The U.S. House of Representatives passed their version of the government budget funding package back in May, ahead of the Memorial Day Recess. The Trump White House is keeping the pressure on senators to work out a version of the bill in their chamber, and send it back to the House for a vote, so that the president can sign it by the Fourth of July. Paul has drawn the ire of the White House several times in recent weeks.
Speaking to reporters out side of the Capitol last week, Paul shared that his invitation to the White House's congressional picnic had been cancelled. 'I've just been told that I've been uninvited from the [White House] picnic...every Democrat will be invited, every Republican invited, but I will be the only one disallowed.
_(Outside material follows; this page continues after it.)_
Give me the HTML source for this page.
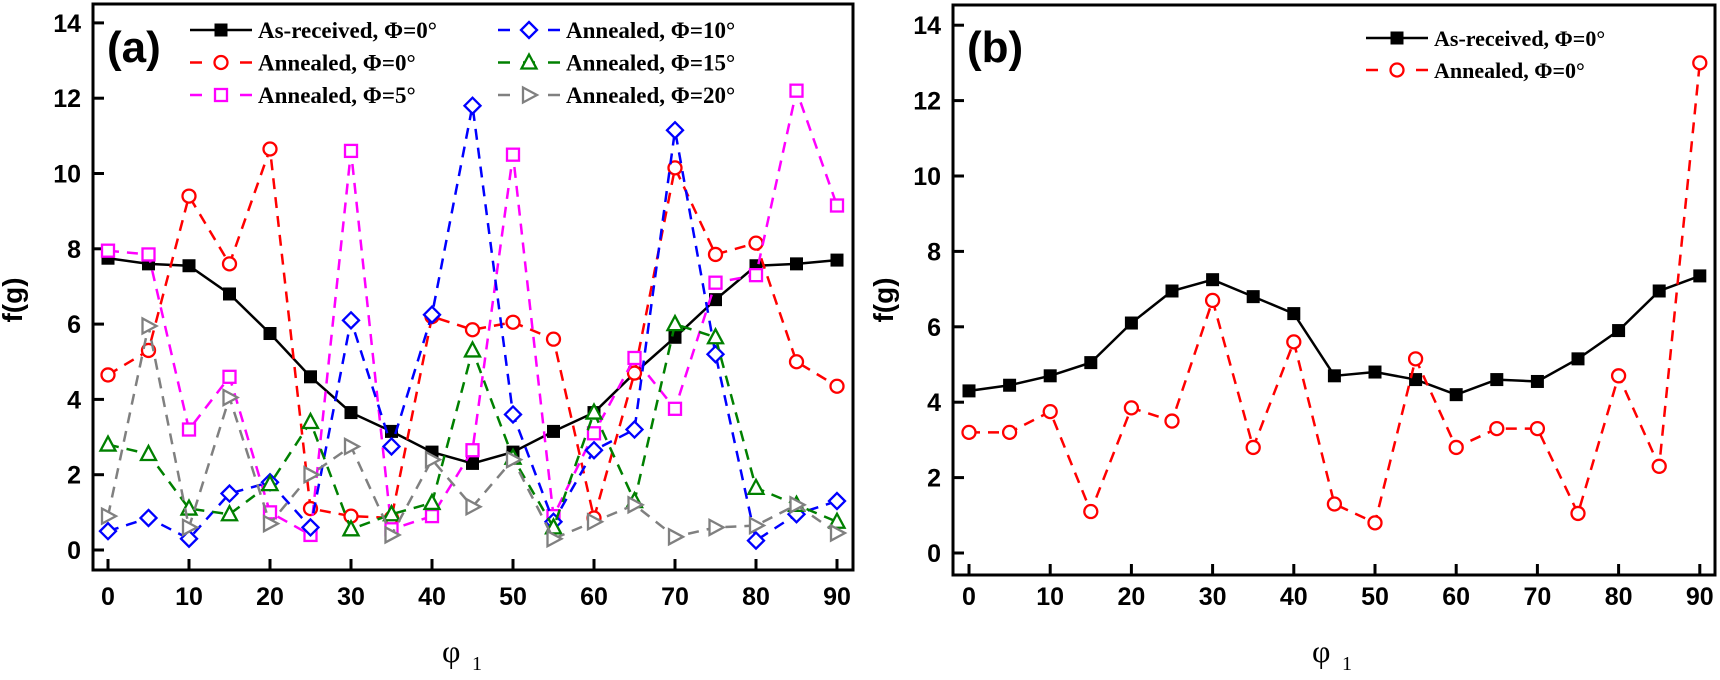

I just find this incredibly petty', Paul said. The president then responded to Paul's claim's saying that the senator was welcome to attend the picnic after all.
Trump contradicted his own White House last Thursday, indicating that 'of course' Paul and his family could attend, via a post made on Truth Social. 'Of course Senator Rand Paul and his beautiful wife and family are invited to the BIG White House Party tonight,' Trump wrote last week. 'He's the toughest vote in the history of the U.S. Senate, but why wouldn't he be? Besides, it gives me more time to get his Vote on the Great, Big, Beautiful Bill,' Trump wrote in a post on his social media site Truth Social on Thursday morning.
'It will help to, MAKE AMERICA GREAT AGAIN! I look forward to seeing Rand. The Party will be Great!' Trump concluded. White House press secretary Karoline Leavitt is another member of the president's team who has recently thrown arrows at Paul. 'Well, anyone who votes against the one big, beautiful bill including Senator Rand Paul, will be voting for a tax hike of more than $4 trillion on the American people and their voters will know about it,' Leavitt warned earlier this month.